Best Practices Checklist

• Always confirm the sling identification tag matches the lifting plan before taking load.
• Keep sling angles above 45° whenever possible; redesign the rigging tree if geometry forces shallow angles.
• Derate immediately for any visible damage even if it falls below removal criteria; conservative derating builds resilience.
• Cross-check calculator outputs with manufacturer tables to ensure multipliers have been applied correctly.
• Integrate inspection data into lift planning meetings so everyone understands the rationale for the final SWL.

Following this checklist hardens the link between theoretical calculations and field execution. When crews internalize these steps, incident investigations frequently note the absence of SWL-related root causes, underscoring their effectiveness.

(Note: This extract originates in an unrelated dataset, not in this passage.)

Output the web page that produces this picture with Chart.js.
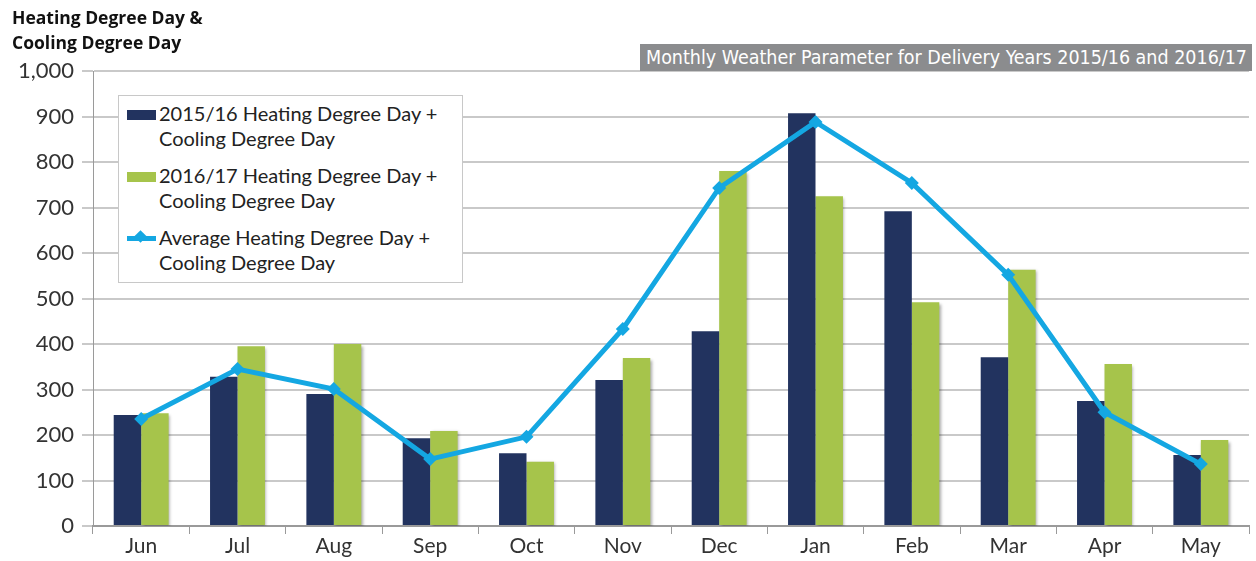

Continuous Improvement and Training

Organizations that treat SWL calculation as a living process invest heavily in training. Simulated lifts using the calculator can teach apprentices how each parameter influences capacity. Comparing “what-if” cases—such as adjusting the wear deduction from 5 to 15 percent—helps them visualize why conservative planning matters. The calculator’s chart output reinforces the angle concept by plotting how quickly SWL decays at low angles, turning an abstract trigonometric function into an intuitive graphic.

Additionally, referencing authoritative bodies solidifies the credibility of in-house procedures. OSHA bulletins, NIST measurement notes, and NIOSH case studies continuously update the understanding of sling performance. By linking directly to these resources and embedding their guidance into calculators and training material, teams align with the highest regulatory expectations.

Ultimately, effective SWL calculation is less about memorizing a single formula and more about maintaining situational awareness. Equipment changes, environmental shifts, and evolving standards all influence the correct answer. With disciplined data gathering, validated tools, and a culture of questioning assumptions, rigging groups can consistently achieve safe, efficient lifts even in the most demanding industrial environments.